With life expectancies going up, insurance premiums are coming down. Since 2000, term-insurance premiums have dropped by more than 4 percent a year, according to the Insurance Information Institute, an industry trade group. In fact, they are now 50 percent lower than they were a decade ago, says the group.
This year and next year, term insurance premiums are expected to decline by at least another 2 percent. Meanwhile, the cost per $1,000 of life insurance coverage for cash value insurance policies-such as whole life, universal life and variable universal life-is also on the decline. Premium rates for cash value insurance policies are lower today than they were five to 10 years ago.
Premiums are expected to decline even more in the coming years. "We foresee a continued downward trend in life insurance premiums, which began a little more than 10 years ago," says Steven Weisbart, an economist with the Insurance Information Institute. "It is fair to say that insurance rates are likely to come down because people are living longer, insurance companies benefit from the lower cost of reinsurance and insurers are reducing their expenses."
Overall, Weisbart said the premiums people pay for cash value insurance run about 5 percent lower today compared with 10 years ago. So the savings could prove quite attractive for large ticket policies of at least $500,000.
There are a couple of reasons for the drop in life insurance rates. One reason is that the mortality tables have changed. Effective January 2009, all insurance companies must use the Commissioners 2001 Standard Ordinary Mortality (CSO) table to calculate insurance rates, an update from the last table, which was created in the 1980s. But most insurance companies have already begun using the new table in preparation for the January deadline.
Under the new CSO, the average 65-year-old male is expected to live to age 81, up from 78 under the previous table. Meanwhile, a 65-year-old female is expected to live to age 85 today, compared with 81 under the old table. And death rates for 25- to 44-year-olds-the primary buyers of life insurance-have decreased more than 10 percent since 1994, according to the Insurance Information Institute. Basically, because most life insurance policyholders will live longer, they will pay annual premiums for longer on the same amount of coverage, so insurance companies can afford to charge less.

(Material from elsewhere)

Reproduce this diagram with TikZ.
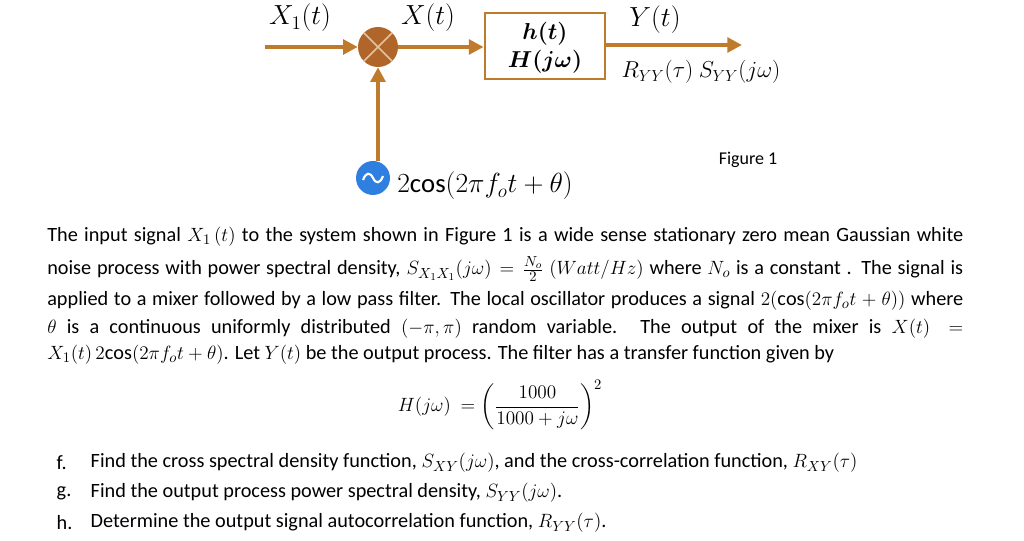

But there are also tax issues to consider. New universal life and variable universal life insurance policyholders may find themselves at a disadvantage under the new 2001 CSO table, says Ron Johnson, president of Metro Financial Inc., based in Denver. There is an upper limit on how much in premiums can be contributed to a universal or variable universal life insurance policy, based on the IRS' "7 pay tax test" rule.
If contributions exceed the allowable amounts, called "target premiums," based on this test, the IRS no longer considers the policy life insurance. It is considered a modified endowment contract. As a result, policy loans are considered taxable income. By contrast, life insurance policy loans are tax-free. As a result of paying lower premiums due to the 2001 CSO table, target premiums for universal life insurance have dropped.
The drop in insurance rates can represent a substantial savings for term insurance, which provides insurance coverage with no cash value. The annual premium for a 40-year-old male non-smoker buying a $500,000, 20-year level term life insurance policy would run $725 if he qualifies as a "standard" risk, and $350 if he meets the more stringent requirements of a "preferred" risk. Rates for women, younger people and for larger amounts of insurance are even lower.
On the cash value side (and depending on the insurance company, type of product, health and occupation of the individual) someone age 35 would pay about a $1,600 annual premium for $200,000 of cash value life insurance coverage. Ten years ago, the cost would have been about $2,400 for the same coverage.